La Visita
Chili, 2014
De Mauricio Lopez Fernandez
Scénario : Mauricio Lopez Fernandez
Durée : 1h22
Sortie : 11/05/2016
Coya est domestique au sein d’une famille chilienne catholique et conservatrice. Dans la grande demeure bourgeoise, patrons et employés cohabitent sous le même toit. La mort du mari de Coya va occasionner une visite inattendue qui va bouleverser l’ordre apparent…
LE FANTÔME DE LA LIBERTÉ
On ne s'en rend pas forcément compte tout de suite, mais la quasi-intégralité de La Visita se déroule entre les quatre murs d'une maison. Une maison familiale, avec ses domestiques, mais où les hommes sont absents, morts ou dénués de responsabilités. Une maison où ce sont les femmes qui commandent... ou bien est-ce plutôt que ces femmes-là n'osent pas sortir de chez elles ? La seule à venir de l'extérieur, c'est Elena, qui revient auprès de sa mère après des années d'absence. La cause de son retour: un décès dont on parle à peine. La cause de sa fuite il y a des années: personne n'aborde le sujet. On devine un secret sur les visages stupéfaits de recroiser Elena, on lui demande de ne pas rentrer dans la chambre des enfants, et même sa mère a du mal à se laisser embrasser quand elle la revoit pour la première fois, comme si elle n'était que le fantôme de qui elle était avant... Le pitch officiel choisit de ne pas en révéler d'avantage, nous ne spoilerons donc pas sur la révélation en question.
Ce qu'on peut dire, c'est que La Visita fait preuve de beaucoup de pudeur.

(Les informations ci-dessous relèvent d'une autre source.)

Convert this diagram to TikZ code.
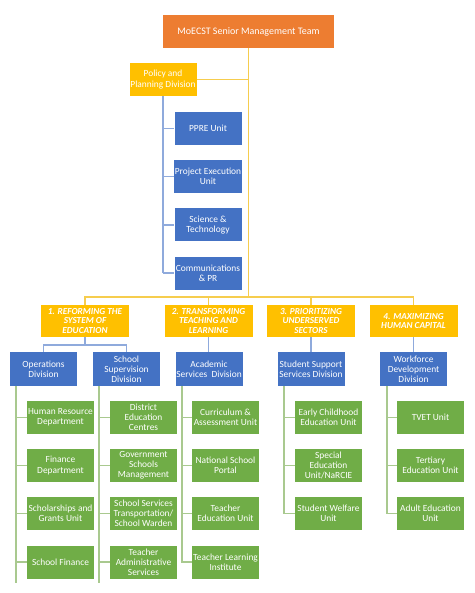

Les retrouvailles familiales auraient pu tourner au règlement de compte amer et violent, mais c'est au contraire un processus de réconciliation que nous montre le film. Une réconciliation difficile et progressive (La Visita prend son temps pour déployer son récit) mais étonnamment bienveillante. La maison familiale où chacun tente de réintégrer Elena du mieux qu'il peut, sert de métaphore pour le portrait d'une société où l'on cherche à bien faire malgré le poids écrasant des traditions, une société chilienne où les générations anciennes ne réalisent ou ne comprennent pas toujours la liberté dont profitent les plus jeunes. Une liberté qu'Elena a gagné en fuyant le domicile parental, et qu'elle va malgré elle réinjecter à son entourage. Plutôt qu'une lutte de classe entre patrons et domestiques, le réalisateur Mauricio Lopez Fernandez propose une lutte des sexes: celle de femmes, unies malgré leurs différences sociales, pour accepter la liberté qui leur est offerte. Bien vu.